UNITED STATES v. NEWMAN

United States Court of Appeals, Second Circuit (2014)

Facts

Issue

Holding — Parker, J.

Rule

Reasoning

Deep Dive: How the Court Reached Its Decision

Insider Trading Principles Under Dirks v. SEC

The U.S. Court of Appeals for the 2nd Circuit built its reasoning on the principles established in Dirks v. SEC, which clarified the liability of tippees in insider trading cases. In Dirks, the U.S. Supreme Court held that a tippee’s liability for insider trading is derivative of the insider’s breach of fiduciary duty. This breach occurs only if the insider receives a personal benefit from disclosing confidential information. The court emphasized that a tippee can only be held liable if they know or should have known about the insider's breach, including that the disclosure was made in exchange for a personal benefit. This requirement ensures that liability is based on knowing participation in the breach rather than mere possession of nonpublic information. The court reaffirmed that the insider’s breach of fiduciary duty is central to establishing tippee liability, and without knowledge of the personal benefit, such liability cannot be imposed.

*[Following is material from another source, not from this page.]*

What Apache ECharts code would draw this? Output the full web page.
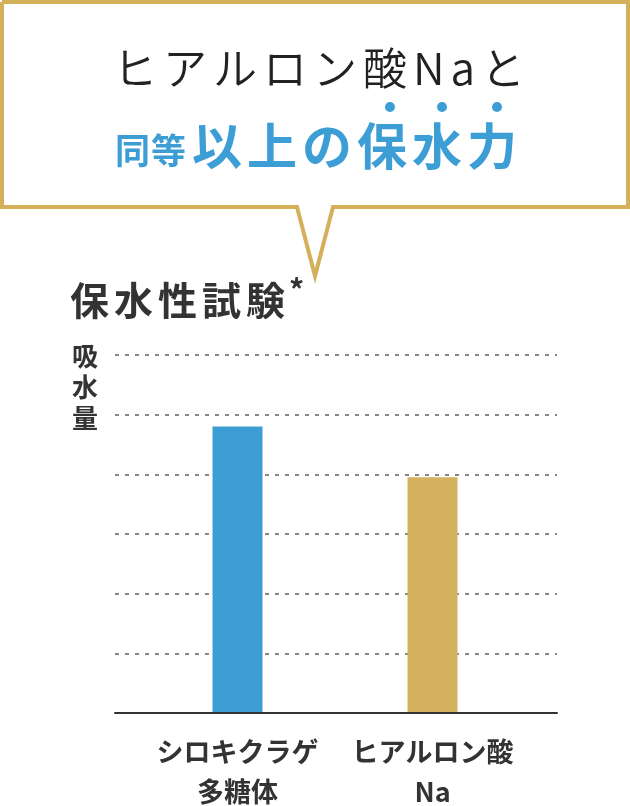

Erroneous Jury Instructions

The court found that the district court's jury instructions were erroneous because they failed to properly inform the jury of the requirement that Newman and Chiasson must have known of the personal benefit received by the insiders in exchange for the information. The instructions did not make it clear that the government needed to prove that the defendants were aware that the insiders disclosed the information for a personal benefit, which is a critical element of insider trading liability. Without this knowledge, the defendants could not be found guilty under the standards set by Dirks. The court concluded that the instructions could have led the jury to convict the defendants based on an incorrect understanding of the law, which necessitated the reversal of the convictions. This error in the jury instructions undermined the fairness of the trial, as it allowed for a possible conviction without full proof of the defendants' knowledge of the breach.

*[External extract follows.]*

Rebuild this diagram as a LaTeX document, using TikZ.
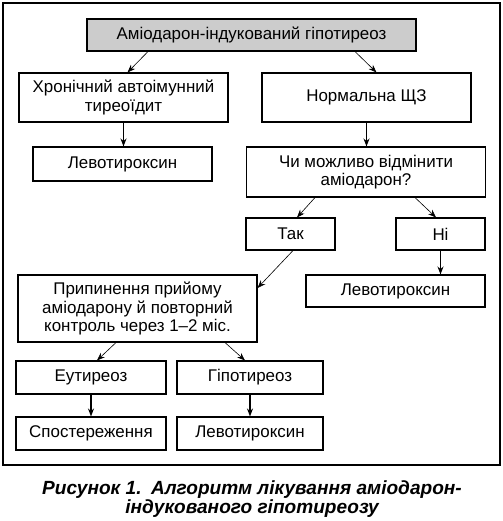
\documentclass[tikz,border=0pt]{standalone}
\usepackage{fontspec}
\setmainfont{Liberation Sans}
\usepackage{xcolor}
\usetikzlibrary{calc,arrows.meta}

\begin{document}
\begin{tikzpicture}[x=0.75pt, y=-0.75pt, font=\fontsize{12.7}{13.6}\selectfont]
		% Define styles with simple colors
		\tikzstyle{box} = [rectangle, draw=black, line width=0.8pt, inner sep=0pt, align=center]
		\tikzstyle{title} = [box, fill=gray!40]
		\tikzstyle{arrow} = [line width=0.9pt,-{Stealth[length=6pt,width=4.5pt]},draw=black]
		\tikzstyle{thinarrow} = [line width=0.45pt,-{Stealth[length=6pt,width=4.5pt]},draw=black]

		\useasboundingbox (0,0) rectangle (503,521);
		\draw[line width=0.8pt] (3,3) rectangle (500,465);

		% Nodes
		\node[title, minimum width=246.75pt, minimum height=24pt] (start) at (251.5,35) {Аміодарон-індукований гіпотиреоз};
		\node[box, minimum width=156.75pt, minimum height=36.75pt] (chronic) at (123.5,97.5) {Хронічний автоімунний\\тиреоїдит};
		\node[box, minimum width=156.75pt, minimum height=36.75pt] (normal) at (366.5,97.5) {Нормальна ЩЗ};
		\node[box, minimum width=134.25pt, minimum height=25.5pt] (levoA) at (122.5,164) {Левотироксин};
		\node[box, minimum width=179.25pt, minimum height=37.5pt] (question) at (366,172) {Чи можливо відмінити\\аміодарон?};
		\node[box, minimum width=66.75pt, minimum height=24pt] (yes) at (290.5,234) {Так};
		\node[box, minimum width=66.75pt, minimum height=24pt] (no) at (440.5,234) {Ні};
		\node[box, minimum width=134.25pt, minimum height=24pt] (levoB) at (395.5,291) {Левотироксин};
		\node[box, minimum width=179.25pt, minimum height=50.25pt] (stop) at (137.5,308.5) {Припинення прийому\\аміодарону й повторний\\контроль через 1–2 міс.};
		\node[box, minimum width=112.5pt, minimum height=24.75pt] (euthyr) at (91,377.5) {Еутиреоз};
		\node[box, minimum width=109.5pt, minimum height=24.75pt] (hypothyr) at (250,377.5) {Гіпотиреоз};
		\node[box, minimum width=112.5pt, minimum height=24.75pt] (observe) at (91,433.5) {Спостереження};
		\node[box, minimum width=109.5pt, minimum height=24.75pt] (levoC) at (250,433.5) {Левотироксин};

		% Arrows
		\draw[thinarrow] ($(start.south)+(-103.5,0)$) -- ($(chronic.north)+(4,0)$);
		\draw[thinarrow] ($(start.south)+(103.5,0)$) -- ($(normal.north)+(10,0)$);
		\draw[arrow] (chronic.south) -- (chronic.south |- levoA.north);
		\draw[arrow] (normal.south) -- (normal.south |- question.north);
		\draw[thinarrow] ($(question.south)+(-51,0)$) -- ($(yes.north)+(6.5,0)$);
		\draw[thinarrow] ($(question.south)+(49,0)$) -- ($(no.north)+(-4.5,0)$);
		\draw[arrow] (no.south) -- (no.south |- levoB.north);
		\draw[thinarrow] ($(yes.south)+(2.5,0)$) -- ($(stop.east)+(0,-20.5)$);
		\draw[thinarrow] ($(stop.south)+(-21.5,0)$) -- ($(euthyr.north)+(6,0)$);
		\draw[thinarrow] ($(stop.south)+(87.5,0)$) -- ($(hypothyr.north)+(-5,0)$);
		\draw[arrow] (euthyr.south) -- (euthyr.south |- observe.north);
		\draw[arrow] (hypothyr.south) -- (hypothyr.south |- levoC.north);

		% Caption
		\node[font=\fontsize{14.3}{14.6}\selectfont\bfseries\itshape, align=center] (caption) at (252,499) {Рисунок 1.\enspace Алгоритм лікування аміодарон-\\індукованого гіпотиреозу};
	\end{tikzpicture}
\end{document}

Insufficient Evidence of Personal Benefit

The court determined that the evidence presented by the government was insufficient to establish that the insiders received a personal benefit for their disclosures. The government attempted to argue that certain relationships and interactions, such as career advice and acquaintanceship, constituted a personal benefit. However, the court found these interactions too casual and commonplace to meet the threshold required for a personal benefit under insider trading laws. The court pointed out that simply knowing someone or giving general advice does not amount to a personal benefit that would transform an insider’s disclosure into a fiduciary breach. The absence of a meaningful exchange or expectation of a pecuniary gain or its equivalent failed to support the government’s claim of a personal benefit, making the evidence too weak to sustain a conviction.

Knowledge of the Breach

The court emphasized that the government failed to prove that Newman and Chiasson knew of the insiders’ receipt of any personal benefit, which is necessary for establishing their knowledge of a breach. The evidence did not show that the defendants were aware of how the insiders stood to benefit from the disclosure of confidential information. The court noted that the analysts involved in passing the information, who were closer to the source of the tips, testified that they did not know about any personal benefit received by the insiders. Without such knowledge, Newman and Chiasson could not be said to have knowingly participated in the breach of fiduciary duty. The court stressed that speculation or inference about the defendants’ knowledge was insufficient, as the standard required proof beyond a reasonable doubt of their awareness of the breach’s personal benefit aspect.

Impact of Circumstantial Evidence

The court examined whether circumstantial evidence, such as the specificity and timing of the information obtained, was sufficient to infer knowledge of the breach and personal benefit. It found that such circumstantial evidence did not support the inference that the defendants knew the information was obtained in violation of a fiduciary duty for a personal benefit. The court highlighted that the financial information involved was of a type that could be legitimately estimated through financial modeling, and there was no indication that the defendants were aware of any improper motive behind the insiders' disclosures. The presence of alternative explanations for how the information was acquired, coupled with the lack of direct evidence of knowledge of a personal benefit, led the court to conclude that the circumstantial evidence was inadequate to meet the government’s burden of proof in establishing the defendants’ intent to commit insider trading.